Records to process:
──────

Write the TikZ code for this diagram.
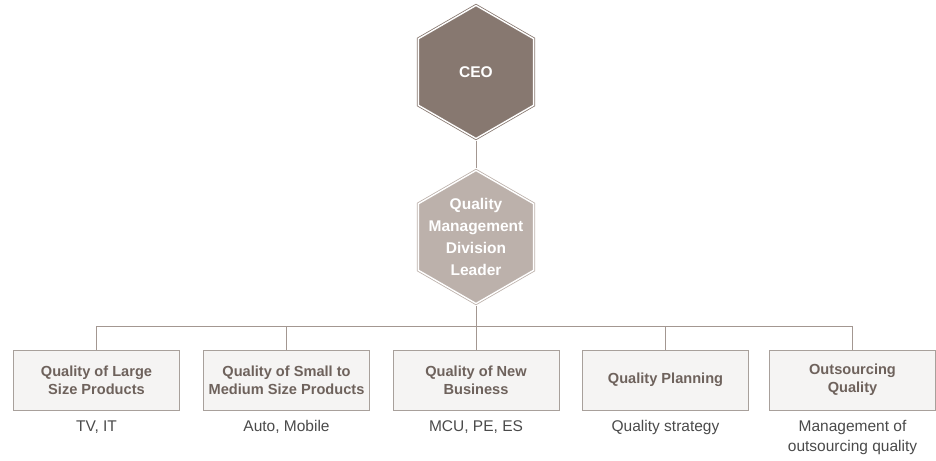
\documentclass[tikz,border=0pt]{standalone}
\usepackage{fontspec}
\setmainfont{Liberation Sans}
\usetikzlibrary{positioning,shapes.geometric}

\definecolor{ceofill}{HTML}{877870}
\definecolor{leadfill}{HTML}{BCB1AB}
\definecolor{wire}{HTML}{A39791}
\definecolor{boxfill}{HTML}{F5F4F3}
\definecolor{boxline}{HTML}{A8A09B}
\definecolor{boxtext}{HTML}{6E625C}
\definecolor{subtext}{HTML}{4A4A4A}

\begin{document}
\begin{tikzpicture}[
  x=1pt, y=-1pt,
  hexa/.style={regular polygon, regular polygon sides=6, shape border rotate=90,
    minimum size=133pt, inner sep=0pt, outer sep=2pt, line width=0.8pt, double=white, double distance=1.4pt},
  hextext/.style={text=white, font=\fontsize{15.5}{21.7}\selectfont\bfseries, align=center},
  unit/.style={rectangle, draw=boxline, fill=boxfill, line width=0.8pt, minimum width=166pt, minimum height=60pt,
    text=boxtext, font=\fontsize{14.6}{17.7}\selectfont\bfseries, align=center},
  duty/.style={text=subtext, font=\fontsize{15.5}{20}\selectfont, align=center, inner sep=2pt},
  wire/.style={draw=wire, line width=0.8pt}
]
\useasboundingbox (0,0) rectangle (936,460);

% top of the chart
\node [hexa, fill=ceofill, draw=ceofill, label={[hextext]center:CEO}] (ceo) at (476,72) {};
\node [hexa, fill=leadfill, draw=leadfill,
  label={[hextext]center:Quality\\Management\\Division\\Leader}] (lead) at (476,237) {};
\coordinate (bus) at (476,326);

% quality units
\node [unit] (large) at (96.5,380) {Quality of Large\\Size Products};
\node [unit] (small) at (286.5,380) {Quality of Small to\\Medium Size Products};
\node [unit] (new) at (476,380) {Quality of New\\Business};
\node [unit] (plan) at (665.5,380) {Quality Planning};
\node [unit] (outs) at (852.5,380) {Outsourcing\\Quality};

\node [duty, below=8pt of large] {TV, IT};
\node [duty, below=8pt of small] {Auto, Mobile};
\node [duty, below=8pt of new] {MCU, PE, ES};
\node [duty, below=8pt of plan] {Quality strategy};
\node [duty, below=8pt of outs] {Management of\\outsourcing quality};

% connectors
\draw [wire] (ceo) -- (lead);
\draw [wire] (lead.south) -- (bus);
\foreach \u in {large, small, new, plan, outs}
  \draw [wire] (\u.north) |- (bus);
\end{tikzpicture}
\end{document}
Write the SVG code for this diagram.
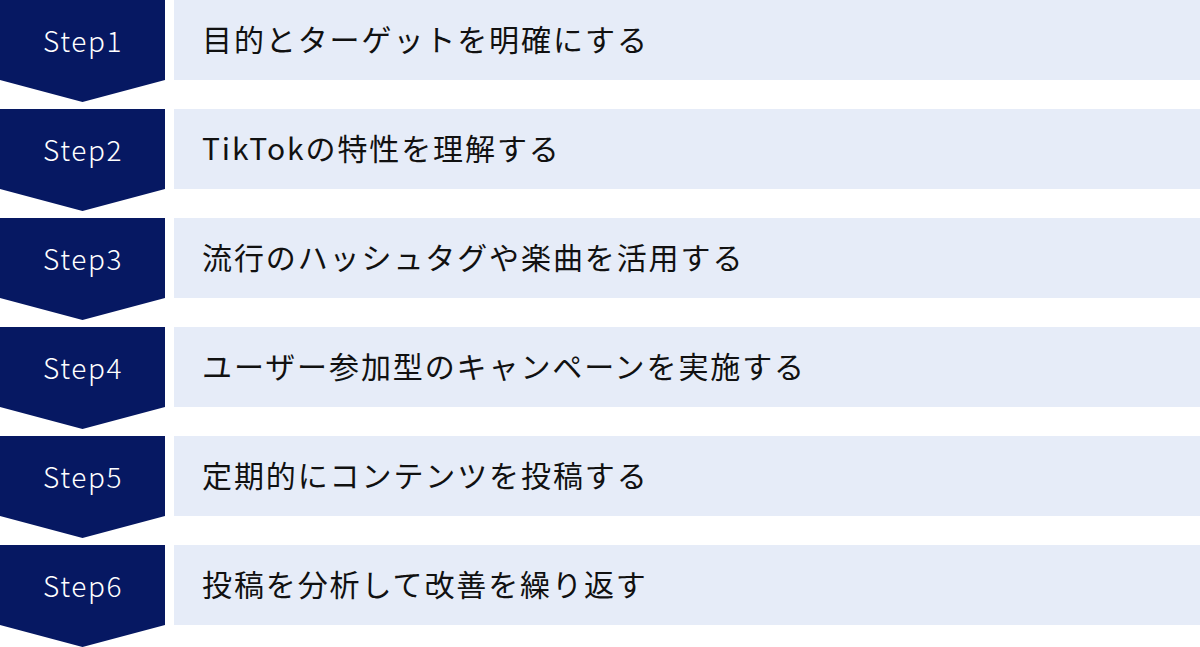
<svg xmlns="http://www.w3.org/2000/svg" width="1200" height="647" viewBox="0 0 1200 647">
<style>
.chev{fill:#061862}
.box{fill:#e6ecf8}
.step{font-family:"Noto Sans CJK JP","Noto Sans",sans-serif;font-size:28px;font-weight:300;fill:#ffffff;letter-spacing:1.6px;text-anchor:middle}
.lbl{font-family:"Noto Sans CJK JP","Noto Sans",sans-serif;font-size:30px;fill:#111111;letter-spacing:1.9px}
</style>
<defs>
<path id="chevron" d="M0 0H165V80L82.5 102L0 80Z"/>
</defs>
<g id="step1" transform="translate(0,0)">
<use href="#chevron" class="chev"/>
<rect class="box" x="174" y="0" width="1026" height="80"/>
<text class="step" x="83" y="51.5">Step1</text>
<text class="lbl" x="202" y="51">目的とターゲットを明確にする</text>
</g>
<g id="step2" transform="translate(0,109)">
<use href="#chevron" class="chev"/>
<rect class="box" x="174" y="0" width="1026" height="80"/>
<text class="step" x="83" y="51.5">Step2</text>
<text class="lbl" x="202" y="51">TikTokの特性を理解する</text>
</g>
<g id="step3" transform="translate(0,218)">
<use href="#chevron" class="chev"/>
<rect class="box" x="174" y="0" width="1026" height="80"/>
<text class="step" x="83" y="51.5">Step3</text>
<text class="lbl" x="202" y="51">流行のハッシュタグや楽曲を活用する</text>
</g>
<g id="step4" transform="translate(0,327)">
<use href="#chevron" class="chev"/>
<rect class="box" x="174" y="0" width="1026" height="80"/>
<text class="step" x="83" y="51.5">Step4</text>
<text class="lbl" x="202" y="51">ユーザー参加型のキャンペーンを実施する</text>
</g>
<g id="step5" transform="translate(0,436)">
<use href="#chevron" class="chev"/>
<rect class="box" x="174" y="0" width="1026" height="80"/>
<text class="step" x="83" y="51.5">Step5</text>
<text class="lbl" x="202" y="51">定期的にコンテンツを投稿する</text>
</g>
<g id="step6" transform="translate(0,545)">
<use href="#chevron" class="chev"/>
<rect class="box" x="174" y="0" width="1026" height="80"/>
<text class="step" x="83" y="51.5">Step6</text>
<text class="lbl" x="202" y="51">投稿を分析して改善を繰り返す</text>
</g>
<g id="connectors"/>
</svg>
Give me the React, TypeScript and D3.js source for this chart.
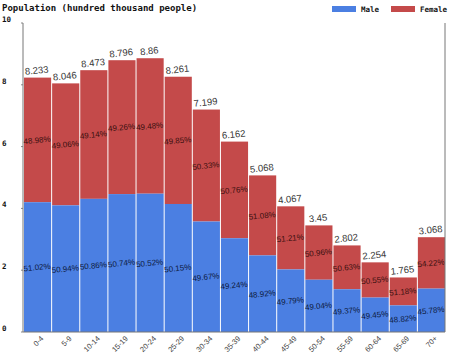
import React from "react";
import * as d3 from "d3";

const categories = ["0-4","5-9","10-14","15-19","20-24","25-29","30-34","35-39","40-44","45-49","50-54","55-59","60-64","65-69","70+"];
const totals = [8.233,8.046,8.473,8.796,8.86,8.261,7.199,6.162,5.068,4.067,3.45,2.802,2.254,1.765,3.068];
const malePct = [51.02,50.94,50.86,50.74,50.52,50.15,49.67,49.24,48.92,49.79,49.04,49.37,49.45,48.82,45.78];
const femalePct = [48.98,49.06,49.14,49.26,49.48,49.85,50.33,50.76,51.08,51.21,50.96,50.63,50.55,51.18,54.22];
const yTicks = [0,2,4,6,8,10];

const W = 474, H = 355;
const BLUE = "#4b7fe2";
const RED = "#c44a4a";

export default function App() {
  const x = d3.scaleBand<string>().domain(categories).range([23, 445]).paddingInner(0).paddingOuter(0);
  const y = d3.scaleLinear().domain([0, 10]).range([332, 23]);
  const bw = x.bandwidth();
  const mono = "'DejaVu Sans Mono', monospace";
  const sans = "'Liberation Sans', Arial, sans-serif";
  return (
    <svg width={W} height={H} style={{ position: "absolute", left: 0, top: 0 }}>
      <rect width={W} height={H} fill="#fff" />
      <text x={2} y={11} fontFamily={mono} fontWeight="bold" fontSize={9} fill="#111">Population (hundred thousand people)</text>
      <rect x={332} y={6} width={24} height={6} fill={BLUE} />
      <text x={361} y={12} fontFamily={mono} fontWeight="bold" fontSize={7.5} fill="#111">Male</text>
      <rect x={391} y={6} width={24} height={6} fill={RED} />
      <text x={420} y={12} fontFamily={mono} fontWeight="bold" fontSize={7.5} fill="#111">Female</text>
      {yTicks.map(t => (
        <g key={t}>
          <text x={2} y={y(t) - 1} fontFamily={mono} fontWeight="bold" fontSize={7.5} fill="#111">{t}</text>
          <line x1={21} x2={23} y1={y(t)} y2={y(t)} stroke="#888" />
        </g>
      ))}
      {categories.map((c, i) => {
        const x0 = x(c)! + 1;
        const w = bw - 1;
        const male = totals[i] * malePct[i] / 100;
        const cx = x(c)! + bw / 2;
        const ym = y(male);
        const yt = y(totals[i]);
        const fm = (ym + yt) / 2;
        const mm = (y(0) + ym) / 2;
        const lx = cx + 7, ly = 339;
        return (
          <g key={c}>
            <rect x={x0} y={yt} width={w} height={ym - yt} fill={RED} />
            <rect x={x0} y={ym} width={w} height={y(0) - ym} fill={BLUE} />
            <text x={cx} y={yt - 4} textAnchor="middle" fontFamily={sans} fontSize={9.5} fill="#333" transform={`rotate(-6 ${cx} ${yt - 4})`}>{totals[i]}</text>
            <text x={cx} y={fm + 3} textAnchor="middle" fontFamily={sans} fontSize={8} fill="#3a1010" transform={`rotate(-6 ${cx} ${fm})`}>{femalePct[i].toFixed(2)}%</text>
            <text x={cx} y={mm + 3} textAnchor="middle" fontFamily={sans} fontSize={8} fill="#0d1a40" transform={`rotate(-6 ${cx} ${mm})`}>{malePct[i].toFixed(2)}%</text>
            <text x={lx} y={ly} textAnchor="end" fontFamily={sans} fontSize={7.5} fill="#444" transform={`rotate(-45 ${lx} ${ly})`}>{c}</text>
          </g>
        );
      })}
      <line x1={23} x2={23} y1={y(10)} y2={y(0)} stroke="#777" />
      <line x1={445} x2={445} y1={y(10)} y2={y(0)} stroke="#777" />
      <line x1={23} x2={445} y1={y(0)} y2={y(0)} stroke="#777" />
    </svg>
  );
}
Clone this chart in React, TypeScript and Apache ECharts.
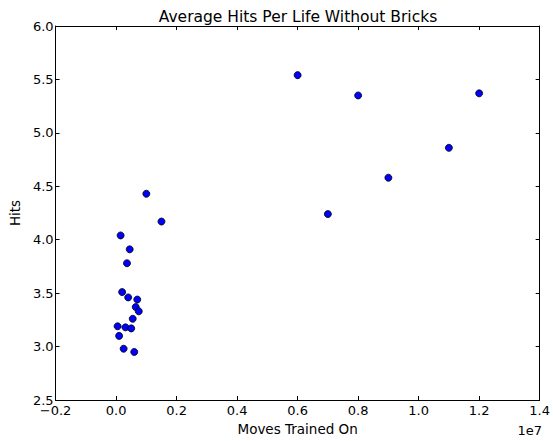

──────

Stated task: Every line from the start of the listing above through the line with "[unit] (outs) at" should be repeated exactly; skip the pictures and add nothing else.

Answer for the task:
Write the TikZ code for this diagram.
\documentclass[tikz,border=0pt]{standalone}
\usepackage{fontspec}
\setmainfont{Liberation Sans}
\usetikzlibrary{positioning,shapes.geometric}

\definecolor{ceofill}{HTML}{877870}
\definecolor{leadfill}{HTML}{BCB1AB}
\definecolor{wire}{HTML}{A39791}
\definecolor{boxfill}{HTML}{F5F4F3}
\definecolor{boxline}{HTML}{A8A09B}
\definecolor{boxtext}{HTML}{6E625C}
\definecolor{subtext}{HTML}{4A4A4A}

\begin{document}
\begin{tikzpicture}[
  x=1pt, y=-1pt,
  hexa/.style={regular polygon, regular polygon sides=6, shape border rotate=90,
    minimum size=133pt, inner sep=0pt, outer sep=2pt, line width=0.8pt, double=white, double distance=1.4pt},
  hextext/.style={text=white, font=\fontsize{15.5}{21.7}\selectfont\bfseries, align=center},
  unit/.style={rectangle, draw=boxline, fill=boxfill, line width=0.8pt, minimum width=166pt, minimum height=60pt,
    text=boxtext, font=\fontsize{14.6}{17.7}\selectfont\bfseries, align=center},
  duty/.style={text=subtext, font=\fontsize{15.5}{20}\selectfont, align=center, inner sep=2pt},
  wire/.style={draw=wire, line width=0.8pt}
]
\useasboundingbox (0,0) rectangle (936,460);

% top of the chart
\node [hexa, fill=ceofill, draw=ceofill, label={[hextext]center:CEO}] (ceo) at (476,72) {};
\node [hexa, fill=leadfill, draw=leadfill,
  label={[hextext]center:Quality\\Management\\Division\\Leader}] (lead) at (476,237) {};
\coordinate (bus) at (476,326);

% quality units
\node [unit] (large) at (96.5,380) {Quality of Large\\Size Products};
\node [unit] (small) at (286.5,380) {Quality of Small to\\Medium Size Products};
\node [unit] (new) at (476,380) {Quality of New\\Business};
\node [unit] (plan) at (665.5,380) {Quality Planning};
\node [unit] (outs) at (852.5,380) {Outsourcing\\Quality};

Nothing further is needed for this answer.